Todavía recuerdo el primer apunte, aquella idea tan original que convenía ponerla a buen recaudo para no terminar mendigando anécdotas ajenas por los bares, como suelo hacer ahora: "marinero jubilado —no sabe nadar— curso de natación". Me quedé un rato mirándola, exultante ante la belleza práctica de mi nueva herramienta e imaginando los réditos futuros de la inversión. "Seis euros no es dinero", me decía cuando comencé a sentir cierta incomodidad, una nueva y urgente necesidad acechando desde algún oscuro rincón de mi cabeza: "Rotuladores de colores, no se puede organizar un archivo de ideas en condiciones sin rotuladores de diferentes colores". Luego fueron las alcayatas porque, ya se sabe, acumular ideas no sirve de nada si no las tiene uno a mano, constantemente a la vista. Y después el martillo, porque las alcayatas no se pueden clavar con una cuchara sopera ni con una lámpara flexo… Y a fe que lo intenté. Al final del día, en resumidas cuentas, había entrado y salido tantas veces del chino que a punto estuvimos de sellar un tratado de libre comercio entre las dos potencias.

"No quiero eso colgado en la pared", dijo ella al llegar a casa. Mi primera reacción fue la de un niño pequeño al que le quitan su juguete favorito: boquita apretada y mirada de odio, inofensivo pero desagradable. Luego me puse a argumentar, amparado por una cierta objetividad. Reclamé mi autoridad sobre aquel espacio que consideraba mi oficina y señalé las necesidades inevitables del proceso creativo, todo ello sin demasiado éxito. "No es tu oficina, es nuestro dormitorio. Y si quieres apuntar ideas te compras una libreta como todo el mundo", zanjó ella la cuestión antes de quitarse la ropa y ponerse el pijama. Fue un duro revés y, sin embargo, no pude evitar cierta sensación de euforia, de triunfo repentino: en un abrir y cerrar de ojos me había convertido en un autor perseguido, repudiado, casi maldito.

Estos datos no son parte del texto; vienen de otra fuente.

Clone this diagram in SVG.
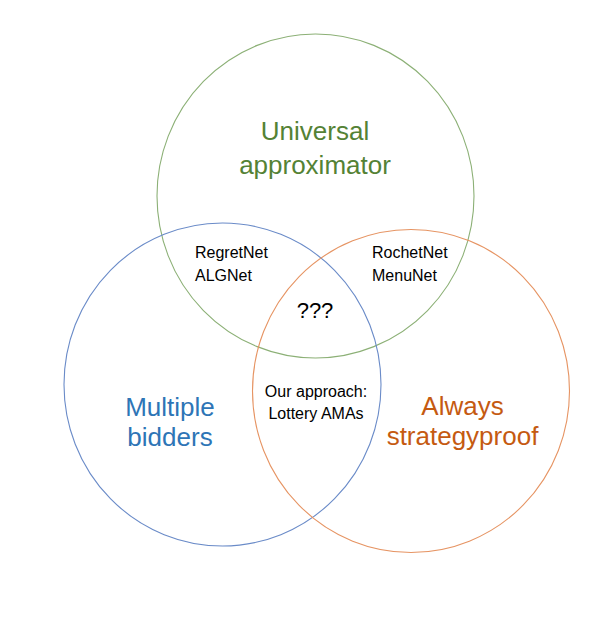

La pizarra terminó debajo de la cama, abandonada a su suerte junto a un juego de pesas sin estrenar, una guitarra eléctrica, su correspondiente amplificador, una máquina de escribir, un puzle de 33.660 piezas y otros pasaportes efímeros a la felicidad que no llegaron a cumplir las expectativas. "Pizarra de las ideas, ahora cultiva sueños", apunté en la nueva libreta convencido de haber dado, otra vez, con un verdadero filón. Por fortuna para todos, este tipo de invenciones suelen morir al poco tiempo de nacer, abandonadas a su suerte como pequeñas tortugas marinas. Se lo decía un viejo profesor del instituto a mis padres cuando se plantaban cada cierto tiempo en su despacho, preocupados por mi futuro: "Su mejor virtud es la inconsistencia". Debería grabarlo en piedra. O recitarlo mil veces cuando voy de camino al chino, con el dinero quemándome los bolsillos.